A requirement R is semi-monotone iff \(R=\lfloor {R}\rfloor \wedge \lceil {R}\rceil \).

Proof

We split the proof into two parts, reflecting the theorem’s two statements.

1. (1)

   Assume that R is semi-monotone. We show that \(R=\lfloor {R}\rfloor \wedge \lceil {R}\rceil \). Clearly \(R\subseteq \lceil {R}\rceil \wedge \lfloor {R}\rfloor \), for any requirement R. All we need to prove is that \(\lceil {R}\rceil \wedge \lfloor {R}\rfloor \subseteq R\). If \(\lceil {R}\rceil \wedge \lfloor {R}\rfloor =\emptyset \), then the claim trivially holds. Suppose \(S\in \lceil {R}\rceil \wedge \lfloor {R}\rfloor \) for some system S. From \(S\in \lceil {R}\rceil \), we conclude \(\exists S_-\in R.\ S_-\preceq S\). Similarly, from \(S\in \lfloor {R}\rfloor \), we conclude \(\exists S_+\in R.\ S\preceq S_+\). In short, we have \(S_-\preceq S\preceq S_+\), \(S_-\in R\), and \(S_+\in R\). Then, Lemma 27 below implies that \(S\in R\), simply because R is semi-monotone. Therefore, if R is semi-monotone, then \(R=\lceil {R}\rceil \wedge \lfloor {R}\rfloor \).

2. (2)

   Assume that \(R=\lfloor {R}\rfloor \wedge \lceil {R}\rceil \). We prove that R is semi-monotone. Note that for any requirement Q, the requirement \(\lfloor {Q}\rfloor \) is a prohibition, hence monotone. Moreover, \(\lceil {Q}\rceil \) is an obligation, hence monotone. Therefore, \(\lfloor {Q}\rfloor \wedge \lceil {Q}\rceil \) is semi-monotone, that is the intersection of two monotone requirements, for any requirement Q. In particular, R is semi-monotone because \(R=\lfloor {R}\rfloor \wedge \lceil {R}\rceil \).

Lemma 27

If R is a semi-monotone requirement, then for any three systems \(S_-\), S, and \(S_+\) the following condition holds.

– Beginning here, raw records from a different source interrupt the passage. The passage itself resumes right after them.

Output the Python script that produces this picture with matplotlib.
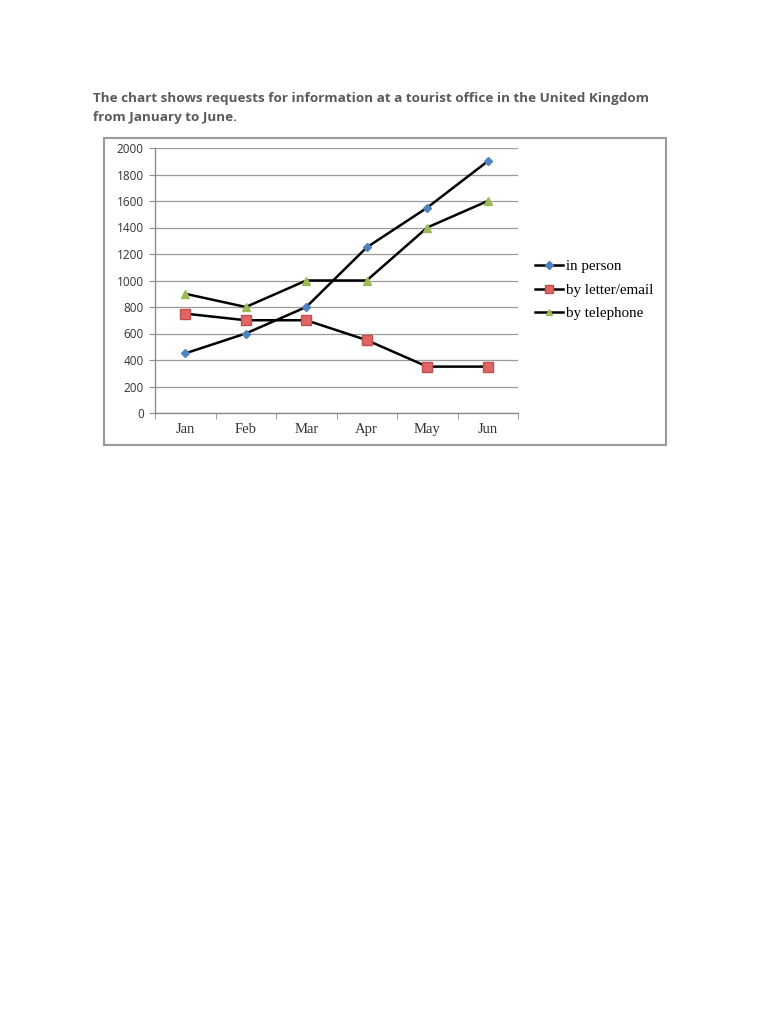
import matplotlib
matplotlib.use("Agg")
from matplotlib import pyplot as plt
from matplotlib.patches import Rectangle

months = ["Jan", "Feb", "Mar", "Apr", "May", "Jun"]
in_person = [450, 600, 800, 1250, 1550, 1900]
by_letter = [750, 700, 700, 550, 350, 350]
by_phone = [900, 800, 1000, 1000, 1400, 1600]
y_ticks = [0, 200, 400, 600, 800, 1000, 1200, 1400, 1600, 1800, 2000]

title = ("The chart shows requests for information at a tourist office in the United Kingdom\n"
         "from January to June.")


def main():
    fig = plt.figure(figsize=(7.68, 10.24), dpi=100)
    W, H = 768, 1024

    fig.text(93 / W, 1 - 108 / H, title, ha="left", va="center",
             fontsize=9.7, fontweight="bold", color="#5a5a5a",
             family="Open Sans", linespacing=1.55)

    # grey frame round the chart
    fig.patches.append(Rectangle((104 / W, 1 - 445 / H), 562 / W, 307 / H,
                                 transform=fig.transFigure, fill=False,
                                 edgecolor="#9a9a9a", lw=1.5))

    ax = fig.add_axes([155 / W, 1 - 413 / H, 363 / W, 265 / H])
    x = list(range(len(months)))

    ax.plot(x, in_person, color="black", lw=1.8, marker="D", markersize=4.5,
            markerfacecolor="#4f81bd", markeredgecolor="#4f81bd", label="in person", zorder=3)
    ax.plot(x, by_letter, color="black", lw=1.8, marker="s", markersize=6.5,
            markerfacecolor="#e06666", markeredgecolor="#c0504d", label="by letter/email", zorder=3)
    ax.plot(x, by_phone, color="black", lw=1.8, marker="^", markersize=6,
            markerfacecolor="#9bbb59", markeredgecolor="#9bbb59", label="by telephone", zorder=3)

    ax.set_xlim(-0.5, 5.5)
    ax.set_ylim(0, 2000)
    ax.set_yticks(y_ticks)
    ax.set_yticklabels([str(v) for v in y_ticks], family="Open Sans", fontsize=8.5, color="#333333")
    ax.set_xticks(x)
    ax.set_xticklabels(months, family="Liberation Serif", fontsize=10.5, color="#333333")
    ax.set_xticks([i - 0.5 for i in range(len(months) + 1)], minor=True)
    ax.tick_params(axis="x", which="major", length=0, pad=7)
    ax.tick_params(axis="x", which="minor", length=4, color="#8c8c8c")
    ax.tick_params(axis="y", length=4, color="#8c8c8c", pad=4)

    ax.grid(axis="y", color="#9a9a9a", lw=0.9)
    ax.set_axisbelow(True)
    for side in ["top", "right"]:
        ax.spines[side].set_visible(False)
    for side in ["left", "bottom"]:
        ax.spines[side].set_color("#8c8c8c")
        ax.spines[side].set_linewidth(1.0)

    fig.legend(loc="center left", bbox_to_anchor=(535 / W, 1 - 290 / H),
               frameon=False, prop={"family": "Liberation Serif", "size": 10.8},
               handlelength=1.85, handletextpad=0.2, labelspacing=0.68,
               markerscale=0.8, borderpad=0, borderaxespad=0)

    fig.savefig("out.png", dpi=100)


if __name__ == "__main__":
    main()
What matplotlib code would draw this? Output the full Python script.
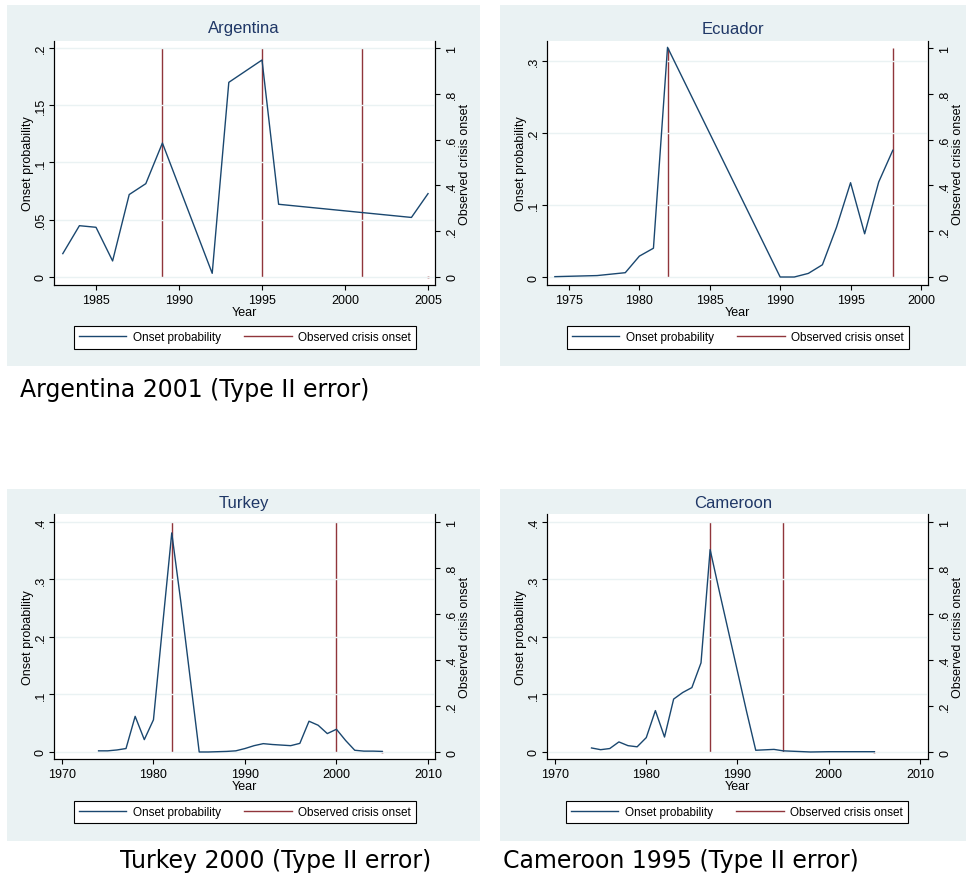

$$\begin{aligned} S_-\preceq S\preceq S_+\ \wedge \ S_-\in R\ \wedge \ S_+\in R\ \rightarrow \ S\in R \end{aligned}$$

Proof

Either (1) R is monotone, that is R is the conjunction of two prohibitions or the conjunction of two obligations, or (2) R is the conjunction of a prohibition P and an obligation O. The lemma’s claim is immediate for case (1). Let us consider case (2). Suppose \(S_-\preceq S\preceq S_+\ \wedge \ S_-\in R\ \wedge \ S_+\in R\). Note that \(S_-\in R\) implies that \(S_-\in O\). Then, \(S_-\preceq S\) implies that \(S\in O\). Similarly, \(S_+\in R\) implies that \(S_+\in P\). Then, \(S\preceq S_+\) implies that \(S\in P\). These two statements show that \(S\in P\wedge O\). That is, \(S\in R\).